If an oscillator is stable in frequency but shifts phase 90 degrees and
then comes back in a short time. From my reading I don't think that will
show up in a typical Allen deviation plot that runs 1000s of readings at 1
second intervals. Typical HP5370 test setup. I think this capture approach
will miss the issue.

How often? Correct phase .5-3 hours, shift 5-10 minutes it seems random
actually and the duration varies.
Am I looking at this correctly?

No.

OK, I might be a bit more specific. :)

We assume that it does it's phase-shift dance in perfect symmetry, then it is not as obvious that it will be observable, as if it didn't get exactly back we would naturally be able to observe that difference.

The condition for you not to observe it is really that the occurrence of these evens is synchronous to your measuring rate, and that these evens occur phase-wise in-between the two phase samples (as then we don't have to assume much more about the signal). For this case, it is obvious that you will always miss it. However, here we have the synchronization condition, which is obscure.
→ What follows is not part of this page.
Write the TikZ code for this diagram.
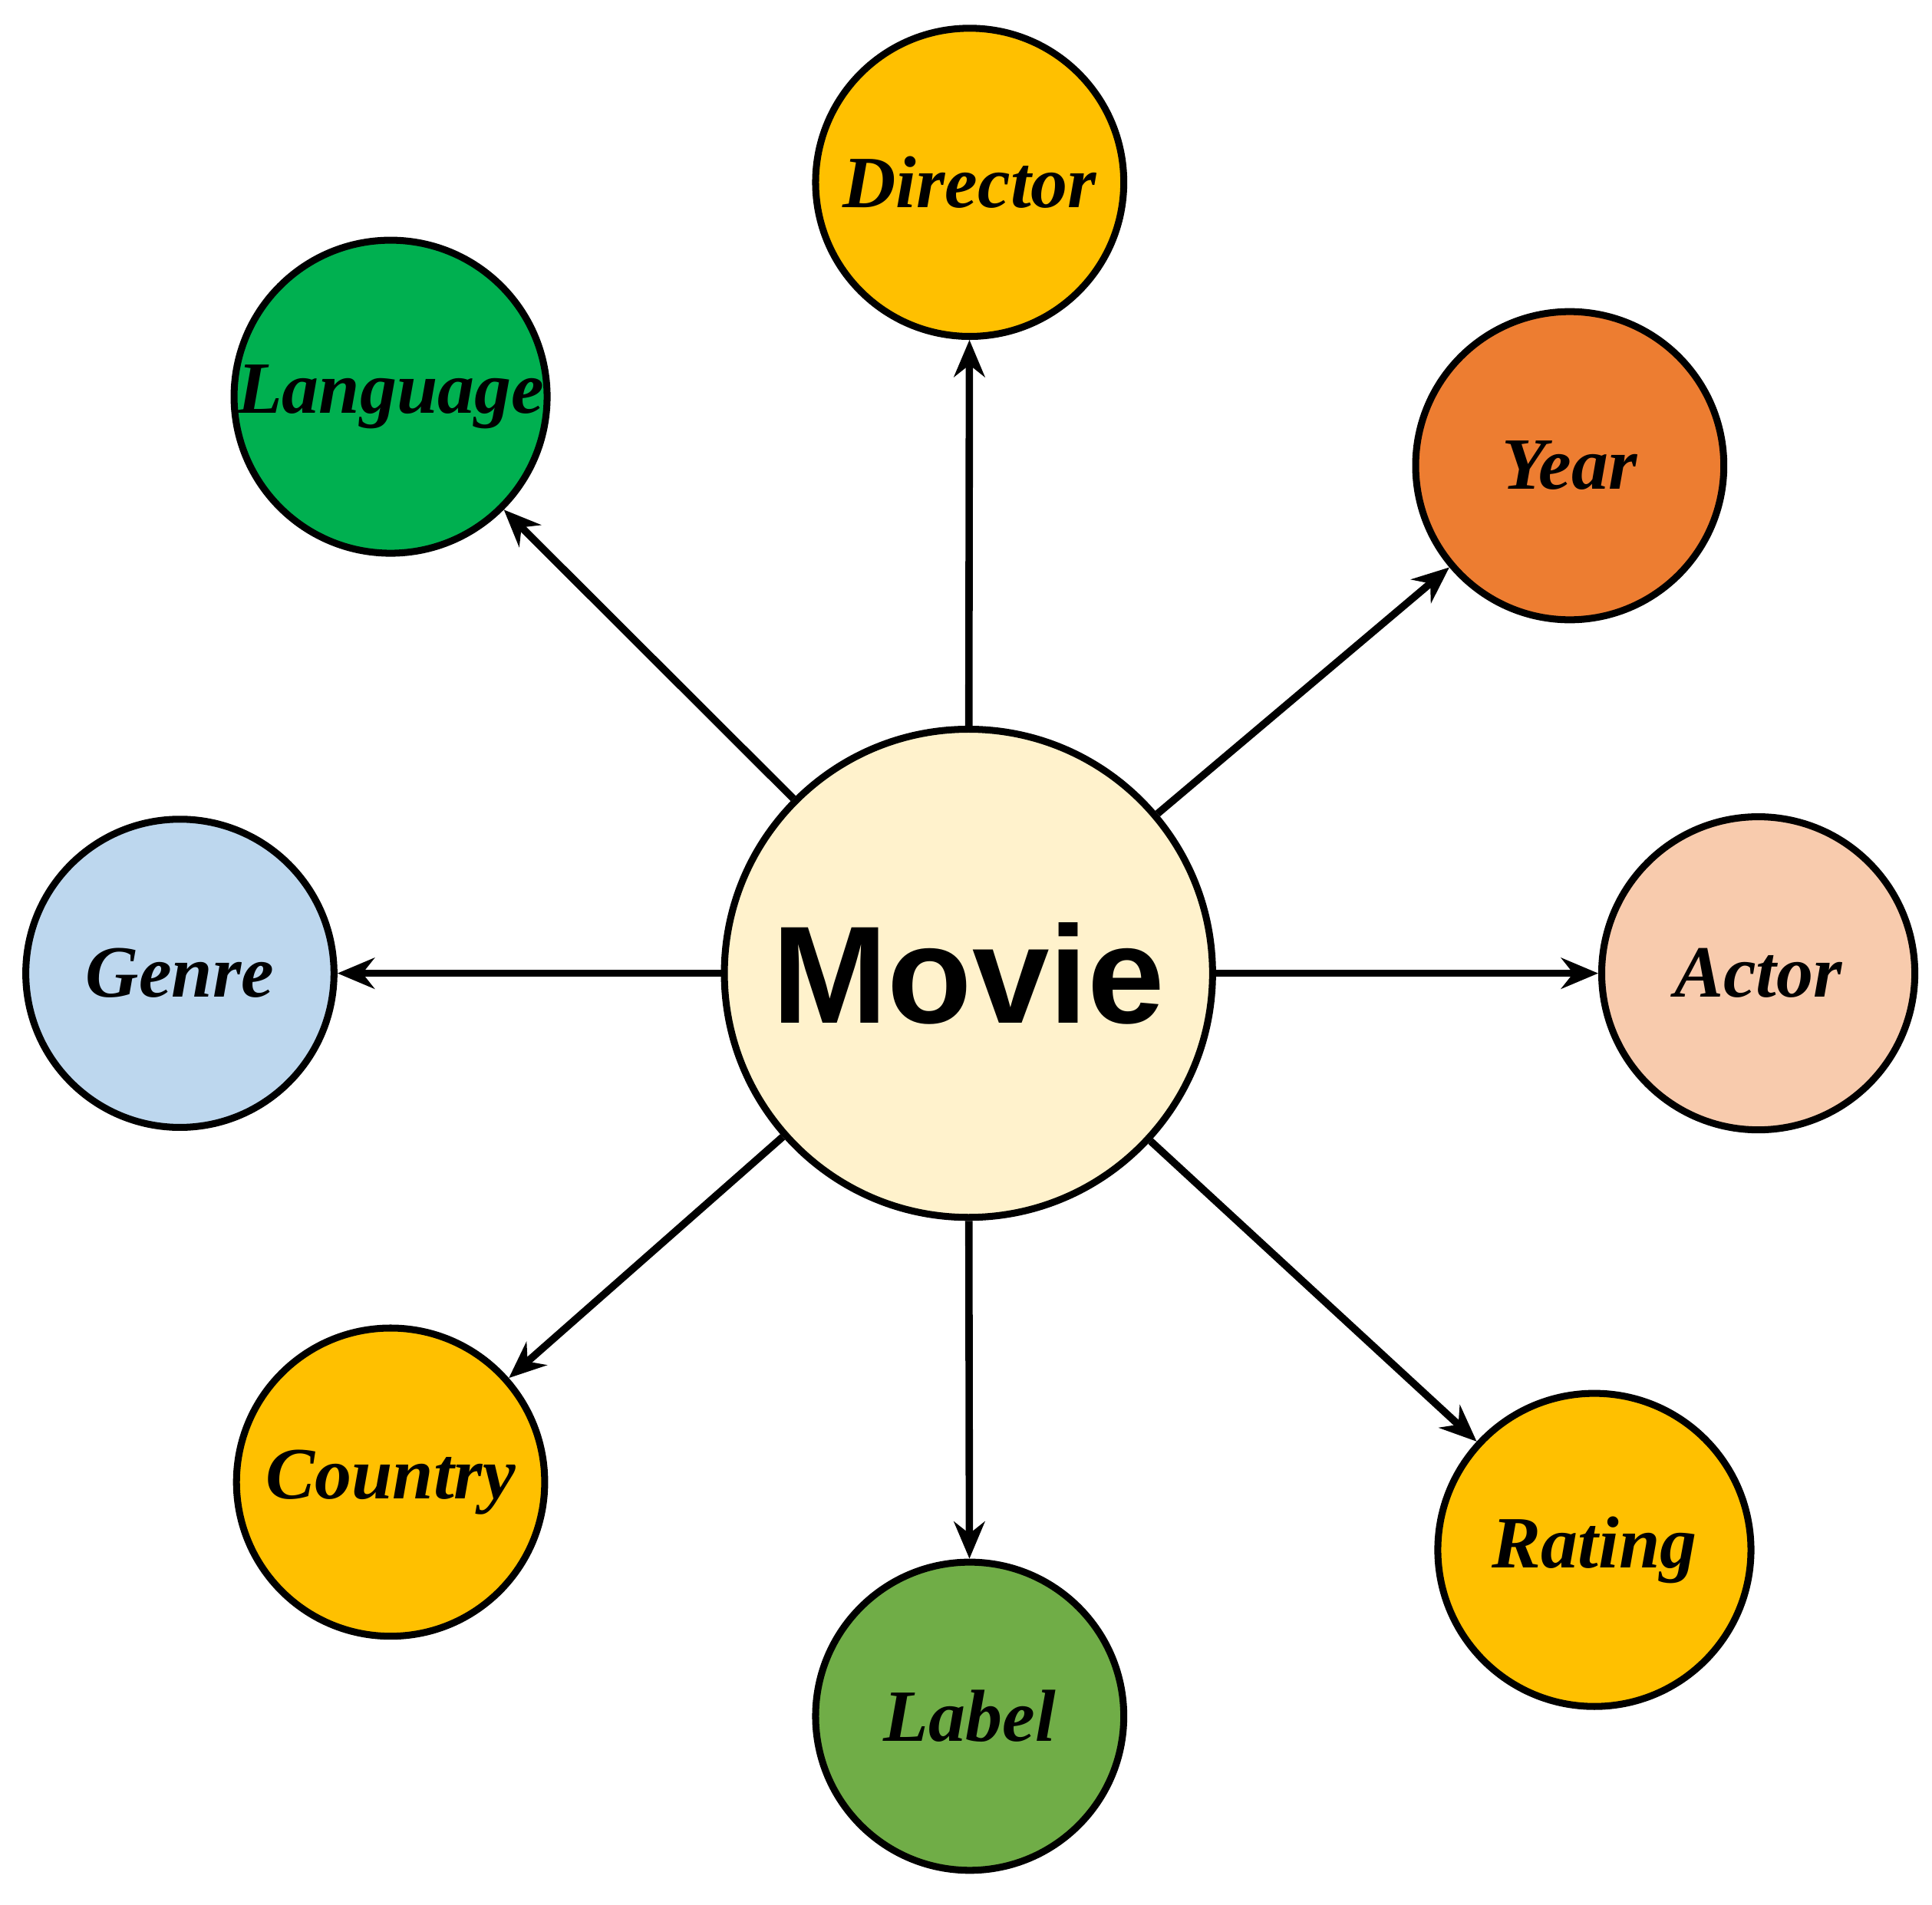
\documentclass[tikz,border=0pt]{standalone}
\usepackage{fontspec}
\setmainfont{Liberation Serif}
\newfontfamily\movfont{Liberation Sans}
\usetikzlibrary{arrows.meta}
\definecolor{cyel}{HTML}{FFC000}
\definecolor{cgrn}{HTML}{00B050}
\definecolor{corg}{HTML}{ED7D31}
\definecolor{cblu}{HTML}{BDD7EE}
\definecolor{cpch}{HTML}{F8CBAD}
\definecolor{cgr2}{HTML}{70AD47}
\definecolor{cmov}{HTML}{FFF2CC}
\begin{document}
\begin{tikzpicture}[x=0.01cm,y=-0.01cm,
  attr/.style={circle,draw=black,line width=1.6pt,minimum size=2.5cm,inner sep=0pt,
    font=\fontsize{17}{20}\selectfont\bfseries\itshape},
  arr/.style={-{Stealth[length=0.3cm,width=0.25cm]},line width=1.7pt}]
\useasboundingbox (0,0) rectangle (1568,1546);
\node[circle,draw=black,line width=1.6pt,minimum size=3.96cm,fill=cmov,
  font=\movfont\fontsize{32}{36}\selectfont\bfseries] (mov) at (786,790) {Movie};
\node[attr,fill=cyel] (dir) at (787,148) {Director};
\node[attr,fill=cgrn] (lan) at (317,322) {Language};
\node[attr,fill=corg] (yea) at (1274,378) {Year};
\node[attr,fill=cblu] (gen) at (146,790) {Genre};
\node[attr,fill=cpch,minimum size=2.54cm] (act) at (1427,790) {Actor};
\node[attr,fill=cyel] (cou) at (317,1203) {Country};
\node[attr,fill=cgr2] (lab) at (787,1393) {Label};
\node[attr,fill=cyel,minimum size=2.54cm] (rat) at (1294,1258) {Rating};
\foreach \t in {dir,lan,yea,gen,act,cou,lab,rat}
  \draw[arr] (mov) -- (\t);
\end{tikzpicture}
\end{document}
If we don't have the sampling rate and occurrence being synchronous,
it will be visible... but hard to notice. The power averaging would shift only so slightly that it would be hard to detect and it would disappear in the noise. If random as mechanism, it would only appear as the increase of the noise level. This is the case where ADEV isn't is necessarily your preferred tool, and is not intended to be your tool. It *might* appear as random-walk frequency noise, but it takes a little more analysis to conclude that.
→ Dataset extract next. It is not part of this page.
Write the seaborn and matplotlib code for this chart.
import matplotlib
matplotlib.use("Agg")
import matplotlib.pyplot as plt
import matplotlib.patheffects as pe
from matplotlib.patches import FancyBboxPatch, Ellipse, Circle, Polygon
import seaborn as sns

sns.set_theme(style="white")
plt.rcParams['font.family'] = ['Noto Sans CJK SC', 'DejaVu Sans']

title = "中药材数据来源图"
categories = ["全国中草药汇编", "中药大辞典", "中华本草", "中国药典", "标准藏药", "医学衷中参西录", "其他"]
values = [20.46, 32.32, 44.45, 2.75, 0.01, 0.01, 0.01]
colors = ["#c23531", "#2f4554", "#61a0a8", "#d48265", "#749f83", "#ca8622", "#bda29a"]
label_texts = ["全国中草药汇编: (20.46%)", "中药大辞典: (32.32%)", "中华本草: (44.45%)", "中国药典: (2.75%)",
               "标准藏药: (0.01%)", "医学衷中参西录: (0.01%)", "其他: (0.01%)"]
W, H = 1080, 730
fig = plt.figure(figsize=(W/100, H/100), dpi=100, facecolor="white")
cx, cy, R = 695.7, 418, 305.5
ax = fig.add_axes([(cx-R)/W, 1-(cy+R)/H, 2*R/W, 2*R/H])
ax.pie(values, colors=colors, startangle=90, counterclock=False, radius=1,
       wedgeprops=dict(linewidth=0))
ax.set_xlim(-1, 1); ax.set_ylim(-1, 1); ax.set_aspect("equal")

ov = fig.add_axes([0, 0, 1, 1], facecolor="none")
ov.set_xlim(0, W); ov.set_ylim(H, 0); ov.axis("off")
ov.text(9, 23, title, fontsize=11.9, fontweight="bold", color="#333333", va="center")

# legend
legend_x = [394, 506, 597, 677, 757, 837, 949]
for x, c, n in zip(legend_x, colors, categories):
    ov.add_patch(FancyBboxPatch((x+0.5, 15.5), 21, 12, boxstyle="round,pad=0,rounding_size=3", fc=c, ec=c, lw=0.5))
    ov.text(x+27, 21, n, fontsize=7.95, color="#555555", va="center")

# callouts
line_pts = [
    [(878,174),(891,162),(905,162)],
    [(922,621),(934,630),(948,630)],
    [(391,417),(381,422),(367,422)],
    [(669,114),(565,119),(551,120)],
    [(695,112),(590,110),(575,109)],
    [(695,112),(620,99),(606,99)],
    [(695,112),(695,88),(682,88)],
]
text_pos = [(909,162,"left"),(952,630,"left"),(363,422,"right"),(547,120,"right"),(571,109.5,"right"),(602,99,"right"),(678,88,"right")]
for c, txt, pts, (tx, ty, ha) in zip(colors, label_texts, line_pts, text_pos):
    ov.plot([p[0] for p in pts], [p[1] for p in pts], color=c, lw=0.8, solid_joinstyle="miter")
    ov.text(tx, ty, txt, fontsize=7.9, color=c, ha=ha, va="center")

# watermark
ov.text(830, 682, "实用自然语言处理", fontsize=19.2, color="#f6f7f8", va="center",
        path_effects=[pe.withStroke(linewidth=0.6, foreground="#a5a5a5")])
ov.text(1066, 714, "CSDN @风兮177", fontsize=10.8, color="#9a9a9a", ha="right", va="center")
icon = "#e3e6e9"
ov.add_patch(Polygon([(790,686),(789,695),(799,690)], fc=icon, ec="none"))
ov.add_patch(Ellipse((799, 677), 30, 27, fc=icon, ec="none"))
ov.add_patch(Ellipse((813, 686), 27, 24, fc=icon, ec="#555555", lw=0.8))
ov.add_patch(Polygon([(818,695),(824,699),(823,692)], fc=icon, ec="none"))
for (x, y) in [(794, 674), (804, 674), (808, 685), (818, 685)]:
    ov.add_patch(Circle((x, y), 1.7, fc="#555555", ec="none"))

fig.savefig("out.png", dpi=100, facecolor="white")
Story-time: At NIST they saw how one of their cesium standards started to show unexpected random-walk frequency noise. This is exceptional as there is no real random-walk frequency noise source in clocks. They discovered this because they actually looked at their data. Turned out that the cleaning lady had to move the standard over the floor whenever she came in to clean up, and then she moved it back. The vibration from dragging it across the floor caused the modulation. Some re-arrangement in the lab she didn't have to move things around and the random-walk noise got back to normal.

So, look at the random walk noise, but do look at the phase-plot instead, especially the linear or quadratic fit residue plot of the phase. The normal frequency offset and even slow drift might obscure these deviations from being visible in the plot, only due to dynamic range. Remove the systematic shifts and you can see the fine-grain details. For TimeLab, press r for viewing the linear residue while viewing phase or frequency plot.

So, this is why I say you are not looking at it the right way.